The key is to look for opportunities pullbacks provide. It’s impossible to time the bottom, but one way to do it is to “average in” over time.
#5 Australian shares offer an attractive dividend yield
This is particularly so compared to bank deposits. Companies don’t like to cut their dividends, so the income flow you are receiving from a well diversified portfolio of shares is likely to remain attractive, particularly against bank deposits even though deposit rates are slowly rising.
#6 Shares invariably bottom with maximum bearishness
Shares and other related assets often bottom at the point of maximum bearishness, i.e. just when you and everyone else feel most negative towards them. This is when investors have lots of cash on the sidelines, which provides fuel for an eventual rebound. This is the point of maximum opportunity.

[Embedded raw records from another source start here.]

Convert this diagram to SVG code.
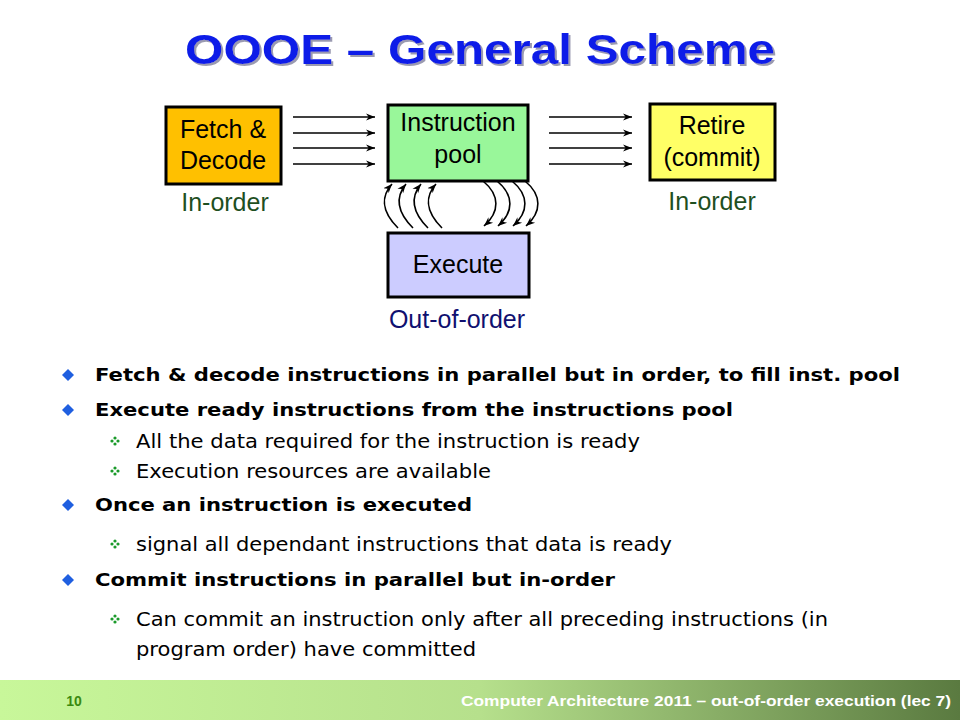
<svg xmlns="http://www.w3.org/2000/svg" width="960" height="720" viewBox="0 0 960 720">
<defs>
<linearGradient id="ft" x1="0" x2="1" y1="0" y2="0"><stop offset="0" stop-color="#c8f79a"/><stop offset="0.5" stop-color="#b6e08c"/><stop offset="1" stop-color="#5a7a40"/></linearGradient>
<filter id="sh" x="-5%" y="-20%" width="110%" height="140%"><feDropShadow dx="2" dy="2" stdDeviation="0.5" flood-color="#9a9ab0"/></filter>
<marker id="ah" viewBox="0 0 10 10" refX="10" refY="5" markerWidth="9" markerHeight="9" markerUnits="userSpaceOnUse" orient="auto"><path d="M0,1 L10,5 L0,9 L3,5 Z" fill="#000"/></marker>
<style>
.box{stroke:#000;stroke-width:3}
.bt{font-family:"Liberation Sans",Arial,sans-serif;font-size:25px;text-anchor:middle;fill:#000}
.lbl{font-family:"Liberation Sans",Arial,sans-serif;font-size:25px;text-anchor:middle}
.c{fill:none;stroke:#000;stroke-width:1.6;marker-end:url(#ah)}
.b1{font-family:"DejaVu Sans",Verdana,sans-serif;font-weight:bold;font-size:18px;fill:#000}
.b2{font-family:"DejaVu Sans",Verdana,sans-serif;font-size:19px;fill:#000}
.d{fill:#1f5fe0}
.s{fill:#1a9a2a}
</style>
</defs>
<rect width="960" height="720" fill="#fff"/>
<text x="480" y="64" font-family="Liberation Sans,Arial,sans-serif" font-weight="bold" font-size="42" text-anchor="middle" fill="#0a1ee8" filter="url(#sh)" textLength="590" lengthAdjust="spacingAndGlyphs">OOOE – General Scheme</text>
<g id="fetch"><rect class="box" x="166" y="107" width="115" height="77" fill="#ffc000"/><text class="bt" x="223" y="138">Fetch &amp;</text><text class="bt" x="223" y="169">Decode</text></g>
<g id="pool"><rect class="box" x="388" y="105" width="140" height="76" fill="#99f79a"/><text class="bt" x="458" y="131">Instruction</text><text class="bt" x="458" y="163">pool</text></g>
<g id="retire"><rect class="box" x="650" y="104" width="125" height="76" fill="#ffff66"/><text class="bt" x="712" y="134">Retire</text><text class="bt" x="712" y="166">(commit)</text></g>
<g id="execute"><rect class="box" x="388" y="233" width="141" height="64" fill="#ccccff"/><text class="bt" x="458" y="273">Execute</text></g>
<text class="lbl" x="225" y="211" fill="#1f4f1f">In-order</text>
<text class="lbl" x="712" y="210" fill="#1f4f1f">In-order</text>
<text class="lbl" x="457" y="328" fill="#101070">Out-of-order</text>
<g id="connectors">
<path class="c" d="M293,117 H375"/><path class="c" d="M293,133 H375"/><path class="c" d="M293,148 H375"/><path class="c" d="M293,164 H375"/>
<path class="c" d="M549,117 H632"/><path class="c" d="M549,133 H632"/><path class="c" d="M549,148 H632"/><path class="c" d="M549,164 H632"/>
<path class="c" d="M398,228 C380,210 382,195 392,184"/>
<path class="c" d="M413,228 C395,210 397,195 406,184"/>
<path class="c" d="M428,228 C410,210 412,195 421,184"/>
<path class="c" d="M442,228 C424,210 426,195 436,184"/>
<path class="c" d="M483,181 C500,195 500,212 484,226"/>
<path class="c" d="M497,181 C514,195 514,212 498,226"/>
<path class="c" d="M512,181 C529,195 529,212 513,226"/>
<path class="c" d="M525,181 C542,195 542,212 526,226"/>
</g>
<g id="bullets">
<path class="d" d="M68,369 L74,375 L68,381 L62,375 Z"/>
<text class="b1" x="95" y="381" textLength="805" lengthAdjust="spacingAndGlyphs">Fetch &amp; decode instructions in parallel but in order, to fill inst. pool</text>
<path class="d" d="M68,404 L74,410 L68,416 L62,410 Z"/>
<text class="b1" x="95" y="416" textLength="638" lengthAdjust="spacingAndGlyphs">Execute ready instructions from the instructions pool</text>
<g class="s"><circle cx="115" cy="438" r="1.6"/><circle cx="115" cy="444" r="1.6"/><circle cx="112" cy="441" r="1.6"/><circle cx="118" cy="441" r="1.6"/></g>
<text class="b2" x="136" y="448" textLength="504" lengthAdjust="spacingAndGlyphs">All the data required for the instruction is ready</text>
<g class="s"><circle cx="115" cy="468" r="1.6"/><circle cx="115" cy="474" r="1.6"/><circle cx="112" cy="471" r="1.6"/><circle cx="118" cy="471" r="1.6"/></g>
<text class="b2" x="136" y="478" textLength="355" lengthAdjust="spacingAndGlyphs">Execution resources are available</text>
<path class="d" d="M68,499 L74,505 L68,511 L62,505 Z"/>
<text class="b1" x="95" y="511" textLength="377" lengthAdjust="spacingAndGlyphs">Once an instruction is executed</text>
<g class="s"><circle cx="115" cy="541" r="1.6"/><circle cx="115" cy="547" r="1.6"/><circle cx="112" cy="544" r="1.6"/><circle cx="118" cy="544" r="1.6"/></g>
<text class="b2" x="136" y="551" textLength="536" lengthAdjust="spacingAndGlyphs">signal all dependant instructions that data is ready</text>
<path class="d" d="M68,574 L74,580 L68,586 L62,580 Z"/>
<text class="b1" x="95" y="586" textLength="520" lengthAdjust="spacingAndGlyphs">Commit instructions in parallel but in-order</text>
<g class="s"><circle cx="115" cy="616" r="1.6"/><circle cx="115" cy="622" r="1.6"/><circle cx="112" cy="619" r="1.6"/><circle cx="118" cy="619" r="1.6"/></g>
<text class="b2" x="136" y="626" textLength="692" lengthAdjust="spacingAndGlyphs">Can commit an instruction only after all preceding instructions (in</text>
<text class="b2" x="136" y="656" textLength="340" lengthAdjust="spacingAndGlyphs">program order) have committed</text>
</g>
<rect x="0" y="680" width="960" height="40" fill="url(#ft)"/>
<text x="74" y="706" font-family="Liberation Sans,Arial,sans-serif" font-weight="bold" font-size="14" fill="#3a8a10" text-anchor="middle">10</text>
<text x="951" y="706" font-family="Liberation Sans,Arial,sans-serif" font-weight="bold" font-size="14" fill="#fff" text-anchor="end" textLength="490" lengthAdjust="spacingAndGlyphs">Computer Architecture 2011 – out-of-order execution (lec 7)</text>
</svg>
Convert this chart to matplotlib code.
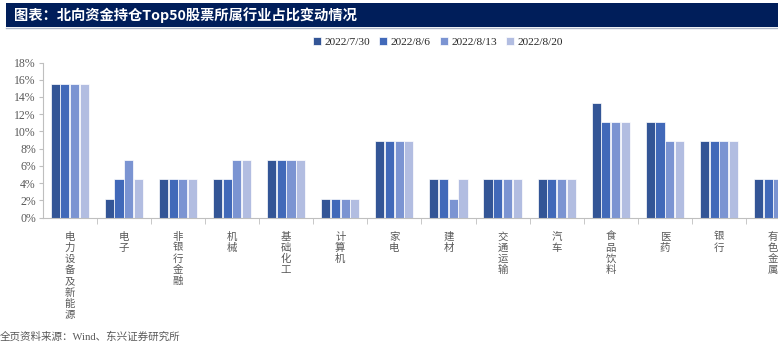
import numpy as np
import matplotlib
matplotlib.use("Agg")
import matplotlib.pyplot as plt
from matplotlib.patches import Rectangle
from matplotlib.lines import Line2D

plt.rcParams['font.family'] = ['Noto Sans CJK SC', 'DejaVu Sans']

# data (share of Top50 holdings, %)
industries = ['电力设备及新能源', '电子', '非银行金融', '机械', '基础化工', '计算机', '家电',
              '建材', '交通运输', '汽车', '食品饮料', '医药', '银行', '有色金属']
dates = ['2022/7/30', '2022/8/6', '2022/8/13', '2022/8/20']
s_0730 = [15.56, 2.22, 4.44, 4.44, 6.67, 2.22, 8.89, 4.44, 4.44, 4.44, 13.33, 11.11, 8.89, 4.44]
s_0806 = [15.56, 4.44, 4.44, 4.44, 6.67, 2.22, 8.89, 4.44, 4.44, 4.44, 11.11, 11.11, 8.89, 4.44]
s_0813 = [15.56, 6.67, 4.44, 6.67, 6.67, 2.22, 8.89, 2.22, 4.44, 4.44, 11.11, 8.89, 8.89, 4.44]
s_0820 = [15.56, 4.44, 4.44, 6.67, 6.67, 2.22, 8.89, 4.44, 4.44, 4.44, 11.11, 8.89, 8.89, 4.44]
series = [s_0730, s_0806, s_0813, s_0820]
colors = ['#335596', '#4169b9', '#7b94d2', '#b2bde1']

W, H = 778, 343
fig = plt.figure(figsize=(W / 100, H / 100), dpi=100)

# title bar
fig.patches.append(Rectangle((6 / W, 1 - 27 / H), 1 - 6 / W, 24 / H, transform=fig.transFigure,
                             facecolor='#001e5a', edgecolor='none'))
fig.lines.append(Line2D([6 / W, 1], [1 - 28 / H, 1 - 28 / H], transform=fig.transFigure,
                        color='#b0b8c8', linewidth=1))
fig.text(14 / W, 1 - 15.5 / H, '图表：北向资金持仓Top50股票所属行业占比变动情况', color='white',
         fontsize=10.3, fontweight='bold', va='center', ha='left')

# axes extend past the right edge (last category clipped, as in the source)
left_px, bottom_px, top_px, step_px = 42.7, 217.7, 62.5, 54.1
ax = fig.add_axes([left_px / W, 1 - bottom_px / H, 1 - left_px / W, (bottom_px - top_px) / H])

x = np.arange(len(industries))
off = 0.179
for i, (vals, c, d) in enumerate(zip(series, colors, dates)):
    ax.bar(x + (i - 1.5) * off, vals, width=0.168, color=c, edgecolor='white',
           linewidth=0.5, label=d)

ax.set_yticks(np.arange(0, 19, 2))
ax.set_yticklabels([f'{v}%' for v in range(0, 19, 2)], family='Liberation Serif',
                   fontsize=8.5, color='#595959')
ax.set_xticks(x)
ax.set_xticklabels(['\n'.join(s) for s in industries], fontsize=7.5, color='#595959',
                   va='top', linespacing=1.15)
ax.set_xticks(np.arange(len(industries)) + 0.5, minor=True)
ax.set_xlim(-0.5, (W - left_px) / step_px - 0.5)
ax.set_ylim(0, 18)
ax.tick_params(axis='x', which='major', length=0, pad=10)
ax.tick_params(axis='x', which='minor', length=4, color='#bfbfbf', direction='out')
ax.tick_params(axis='y', length=3, color='#bfbfbf', pad=2)

for sp in ['top', 'right']:
    ax.spines[sp].set_visible(False)
for sp in ['left', 'bottom']:
    ax.spines[sp].set_color('#bfbfbf')
    ax.spines[sp].set_linewidth(0.8)

fig.legend(loc='center', bbox_to_anchor=(438 / W, 1 - 42 / H), ncol=4, frameon=False,
           prop={'family': 'Liberation Serif', 'size': 8.2}, handlelength=0.7,
           handleheight=0.7, handletextpad=0.3, columnspacing=0.8, labelcolor='#262626')

fig.text(0, 1 - 337 / H, '全页资料来源：Wind、东兴证券研究所', fontsize=7.6, color='#595959',
         family=['Liberation Serif', 'Noto Sans CJK SC'], va='center', ha='left')

fig.savefig('out.png', dpi=100)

This is obvious in a way because shares could hardly bottom when everyone is already bullish because there would be no one to buy. The problem is that it’s hard for most people to commit to buying shares when there is so much gloom around. And, of course, investor sentiment could still get more negative in the short term before it bottoms.
#7 Turn down the noise
At times like this, negative news reaches a fever pitch. Talk of billions wiped off share markets and warnings of disaster help sell copy and generate clicks & views. But we are rarely told of the billions that the market rebounds and the rising long-term trend in share prices add to the share market. Moreover, they provide no perspective and only add to the sense of panic.
All of this makes it harder to stick to an appropriate long-term strategy let alone see the opportunities that are thrown up. It’s best to turn down the noise of all the negative news flow (and watch Elvis films).